**TO DO**
Exactly retype the lines from the top of the data through the line containing "251.8, 216.9, 272.6]", leaving out every picture.
### EXTRACTED RECORDS ###
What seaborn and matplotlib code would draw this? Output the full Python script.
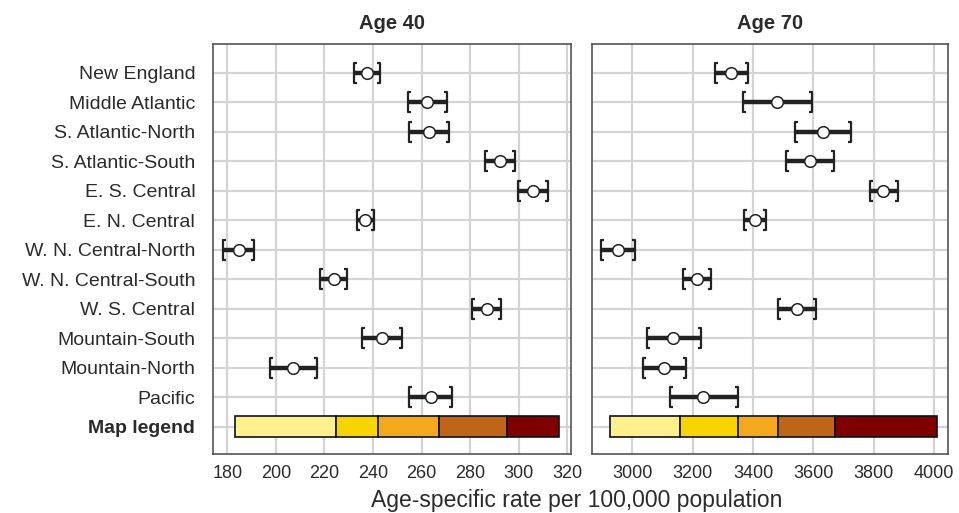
import numpy as np
import pandas as pd
import matplotlib
matplotlib.use("Agg")
import matplotlib.pyplot as plt
from matplotlib.path import Path
import seaborn as sns

regions = ["New England", "Middle Atlantic", "S. Atlantic-North", "S. Atlantic-South",
           "E. S. Central", "E. N. Central", "W. N. Central-North", "W. N. Central-South",
           "W. S. Central", "Mountain-South", "Mountain-North", "Pacific"]

age40_rate = [237.6, 262.4, 263.1, 292.4, 305.7, 236.8, 184.8, 223.8, 286.8, 243.6, 207.2, 263.8]
age40_lo = [232.2, 254.5, 254.9, 286.2, 299.8, 233.3, 178.4, 218.3, 280.8, 235.6, 197.6, 254.9]
age40_hi = [243.0, 270.3, 271.4, 298.5, 311.9, 240.3, 191.0, 229.2, 292.7, 251.8, 216.9, 272.6]

age70_rate = [3327, 3480, 3631, 3589, 3832, 3407, 2953, 3214, 3546, 3136, 3106, 3235]
age70_lo = [3274, 3366, 3539, 3509, 3786, 3370, 2896, 3166, 3482, 3049, 3036, 3123]
age70_hi = [3382, 3595, 3725, 3668, 3880, 3442, 3007, 3262, 3608, 3228, 3177, 3349]

age40_breaks = [183.3, 224.8, 242.2, 267.2, 295.3, 316.7]
age70_breaks = [2925, 3158, 3351, 3481, 3673, 4011]
legend_colors = ["#FEF08A", "#F9D500", "#F4A91D", "#C06418", "#800000"]

age40_ticks = [180, 200, 220, 240, 260, 280, 300, 320]
age70_ticks = [3000, 3200, 3400, 3600, 3800, 4000]

sns.set_theme(style="white")
plt.rcParams['font.family'] = ['Liberation Sans', 'DejaVu Sans']
TXT = "#2b2b2b"

fig = plt.figure(figsize=(9.59, 5.13), dpi=100)
ax1 = fig.add_axes([0.2224, 0.115, 0.3727, 0.799])
ax2 = fig.add_axes([0.617, 0.115, 0.3712, 0.799])

lb = Path([(0.3, 1), (0, 1), (0, -1), (0.3, -1)],
          [Path.MOVETO, Path.LINETO, Path.LINETO, Path.LINETO])
rb = Path([(-0.3, 1), (0, 1), (0, -1), (-0.3, -1)],
          [Path.MOVETO, Path.LINETO, Path.LINETO, Path.LINETO])

def panel(ax, rate, lo, hi, breaks, ticks, xlim, title, show_labels):
    df = pd.DataFrame({"region": regions, "rate": rate, "lo": lo, "hi": hi,
                       "y": np.arange(len(regions))})
    ax.set_xlim(*xlim)
    ax.set_ylim(12.93, -0.97)
    ax.set_xticks(ticks)
    ax.set_yticks(range(len(regions) + 1))
    ax.grid(True, color="#d4d4d4", lw=1.6, zorder=0)
    ax.set_axisbelow(True)
    ax.hlines(df["y"], df["lo"], df["hi"], color="#222222", lw=3.2, zorder=3)
    ax.plot(df["lo"], df["y"], ls="none", marker=lb, ms=14, mfc="none",
            mec="#222222", mew=1.6, zorder=3)
    ax.plot(df["hi"], df["y"], ls="none", marker=rb, ms=14, mfc="none",
            mec="#222222", mew=1.6, zorder=3)
    sns.scatterplot(data=df, x="rate", y="y", ax=ax, s=70, color="white",
                    edgecolor="#222222", linewidth=1.1, zorder=4, legend=False)
    lefts = breaks[:-1]
    widths = np.diff(breaks)
    ax.barh([12] * len(widths), widths, left=lefts, height=0.7,
            color=legend_colors, edgecolor="#111111", lw=1.2, zorder=3)
    ax.set_xlabel("")
    ax.set_ylabel("")
    ax.set_title(title, fontsize=14.5, fontweight="bold", color=TXT, pad=11)
    for s in ax.spines.values():
        s.set_color("#555555")
        s.set_linewidth(1.2)
    ax.tick_params(axis="x", length=5, width=1, color="#555555", labelsize=13,
                   labelcolor=TXT, pad=3)
    ax.tick_params(axis="y", length=5, width=1, color="#555555", labelsize=14,
                   labelcolor=TXT, pad=8)
    if show_labels:
        ax.set_yticklabels(regions + ["Map legend"])
        ax.get_yticklabels()[-1].set_fontweight("bold")
    else:
        ax.set_yticklabels([])
        ax.tick_params(axis="y", length=0)

panel(ax1, age40_rate, age40_lo, age40_hi, age40_breaks, age40_ticks,
      (174.2, 321.4), "Age 40", True)
panel(ax2, age70_rate, age70_lo, age70_hi, age70_breaks, age70_ticks,
      (2865, 4045), "Age 70", False)

fig.text(0.601, 0.002, "Age-specific rate per 100,000 population", ha="center",
         va="bottom", fontsize=16.5, color=TXT)

fig.savefig("out.png", dpi=100)
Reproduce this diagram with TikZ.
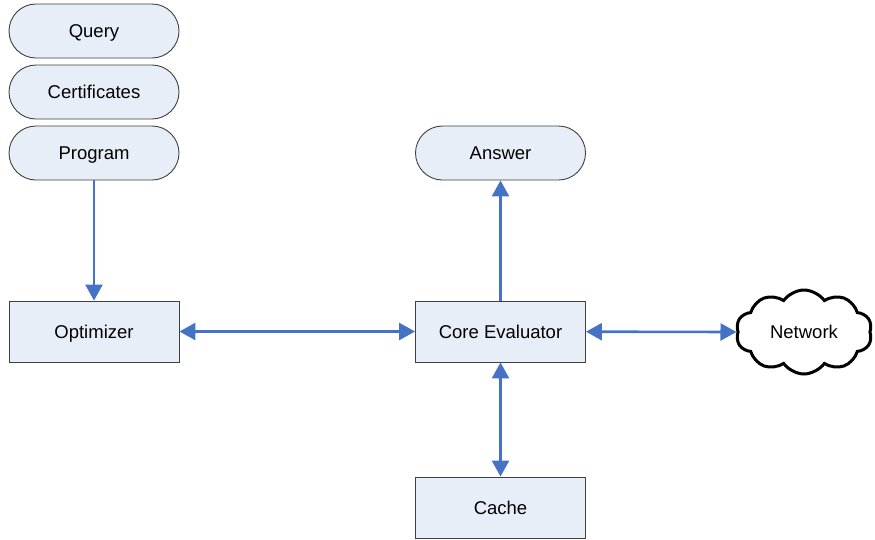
\documentclass[tikz,border=0pt]{standalone}
\usepackage{fontspec}
\setmainfont{Liberation Sans}
\usetikzlibrary{shapes.symbols,arrows.meta}
\definecolor{boxfill}{HTML}{E8EEF8}
\definecolor{boxline}{HTML}{404040}
\definecolor{flow}{HTML}{4472C4}
\tikzset{
  lbl/.style={font=\fontsize{18.5}{20}\selectfont, text height=13.2pt, text depth=0pt},
  pill/.style={lbl, draw=boxline, fill=boxfill, line width=0.9pt, rounded corners=27pt,
    minimum width=170pt, minimum height=54pt, inner sep=0pt},
  block/.style={lbl, draw=boxline, fill=boxfill, line width=0.9pt,
    minimum width=170pt, minimum height=61pt, inner sep=0pt},
  netcloud/.style={lbl, cloud, cloud puffs=10, cloud puff arc=110, cloud ignores aspect,
    draw=black, fill=white, line width=3pt, minimum width=136pt, minimum height=84pt, inner sep=0pt},
  link/.style={draw=flow, line width=2.6pt, -{Triangle[length=16pt,width=17pt]}},
  dlink/.style={draw=flow, line width=2.6pt, {Triangle[length=16pt,width=17pt]}-{Triangle[length=16pt,width=17pt]}}
}
\begin{document}
\begin{tikzpicture}[x=1pt,y=-1pt]
\useasboundingbox (0,0) rectangle (875,539);
\node[pill] (query) at (94,31) {Query};
\node[pill] (cert) at (94,92) {Certificates};
\node[pill] (prog) at (94,153) {Program};
\node[pill] (answer) at (500.5,153) {Answer};
\node[block] (opt) at (94,331.5) {Optimizer};
\node[block] (core) at (500.5,331.5) {Core Evaluator};
\node[block] (cache) at (500.5,507.5) {Cache};
\node[netcloud] (net) at (804,332) {Network};
\draw[link] (prog) -- (opt);
\draw[dlink] (opt) -- (core);
\draw[link] (core) -- (answer);
\draw[dlink] (core) -- (cache);
\draw[dlink] (core) -- (net.west);
\end{tikzpicture}
\end{document}
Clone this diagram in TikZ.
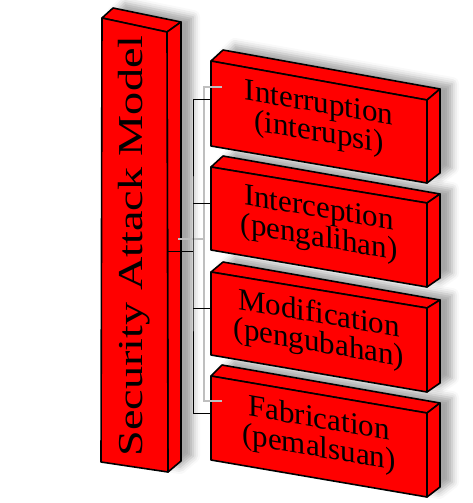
\documentclass[tikz,border=0pt]{standalone}
\usepackage{fontspec}
\setmainfont{Liberation Serif}
\usetikzlibrary{calc,shadows.blur}

\tikzset{
  face/.style={fill=red,draw=black,line width=1.6pt,line join=round},
  shade/.style={blur shadow={shadow xshift=12pt,shadow yshift=5pt,shadow opacity=35,shadow blur radius=7pt}},
  conn/.style={draw=black,line width=1pt},
  connshade/.style={draw=black!25,line width=2.5pt,transform canvas={xshift=11pt,yshift=12pt}},
  lbl/.style={font=\fontsize{31}{29}\selectfont,align=center,yslant=-0.17,inner sep=0pt}
}

\begin{document}
\begin{tikzpicture}[x=1pt,y=-1pt]
              \useasboundingbox (0,0) rectangle (472,503);
              % shadows
              \path[shade](102,18)--(113,8)--(181,22)--(181,461)--(168,472)--(101,462)--cycle;
              \path[shade](211,61)--(223,50)--(440,89)--(440,173)--(427,183)--(211,146)--cycle;
              \path[shade](211,167)--(223,156)--(440,194)--(440,278)--(427,287)--(211,250)--cycle;
              \path[shade](211,272)--(223,262)--(440,300)--(440,383)--(427,392)--(211,355)--cycle;
              \path[shade](211,376)--(222,365)--(440,403)--(440,487)--(427,497)--(211,460)--cycle;
              % left box
              \draw[face](102,18)--(113,8)--(181,22)--(167,32)--cycle;
              \draw[face](167,32)--(181,22)--(181,461)--(168,472)--cycle;
              \draw[face](102,18)--(167,32)--(168,472)--(101,462)--cycle;
              % right boxes
              \draw[face](211,61)--(223,50)--(440,89)--(427,100)--cycle;
              \draw[face](427,100)--(440,89)--(440,173)--(427,183)--cycle;
              \draw[face](211,61)--(427,100)--(427,183)--(211,146)--cycle;
              \draw[face](211,167)--(223,156)--(440,194)--(427,203)--cycle;
              \draw[face](427,203)--(440,194)--(440,278)--(427,287)--cycle;
              \draw[face](211,167)--(427,203)--(427,287)--(211,250)--cycle;
              \draw[face](211,272)--(223,262)--(440,300)--(427,308)--cycle;
              \draw[face](427,308)--(440,300)--(440,383)--(427,392)--cycle;
              \draw[face](211,272)--(427,308)--(427,392)--(211,355)--cycle;
              \draw[face](211,376)--(222,365)--(440,403)--(427,413)--cycle;
              \draw[face](427,413)--(440,403)--(440,487)--(427,497)--cycle;
              \draw[face](211,376)--(427,413)--(427,497)--(211,460)--cycle;
              % connection points
              \coordinate (m) at (167,251);
              \coordinate (j) at (193,251);
              \coordinate (c1) at (211,99);
              \coordinate (c2) at (211,203);
              \coordinate (c3) at (211,308);
              \coordinate (c4) at (211,413);
              \draw[connshade](c1)-|(j)|-(c4);
              \draw[connshade](m)--(j);
              \draw[conn](c1)-|(j)|-(c4);
              \draw[conn](m)--(j);
              \draw[conn](c2-|j)--(c2);
              \draw[conn](c3-|j)--(c3);
              % labels
              \path (134,246) node[rotate=90,font=\fontsize{35}{36}\selectfont,inner sep=0pt] (sam) {\scalebox{1.32}[1]{Security Attack Model}};
              \path (319,120) node[lbl] (p1) {Interruption\\(interupsi)};
              \path (319,225) node[lbl] (p2) {Interception\\(pengalihan)};
              \path (319,330) node[lbl] (p3) {Modification\\(pengubahan)};
              \path (319,435) node[lbl] (p4) {Fabrication\\(pemalsuan)};
            \end{tikzpicture}
\end{document}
###
**TASK RESULT**
What seaborn and matplotlib code would draw this? Output the full Python script.
import numpy as np
import pandas as pd
import matplotlib
matplotlib.use("Agg")
import matplotlib.pyplot as plt
from matplotlib.path import Path
import seaborn as sns

regions = ["New England", "Middle Atlantic", "S. Atlantic-North", "S. Atlantic-South",
           "E. S. Central", "E. N. Central", "W. N. Central-North", "W. N. Central-South",
           "W. S. Central", "Mountain-South", "Mountain-North", "Pacific"]

age40_rate = [237.6, 262.4, 263.1, 292.4, 305.7, 236.8, 184.8, 223.8, 286.8, 243.6, 207.2, 263.8]
age40_lo = [232.2, 254.5, 254.9, 286.2, 299.8, 233.3, 178.4, 218.3, 280.8, 235.6, 197.6, 254.9]
age40_hi = [243.0, 270.3, 271.4, 298.5, 311.9, 240.3, 191.0, 229.2, 292.7, 251.8, 216.9, 272.6]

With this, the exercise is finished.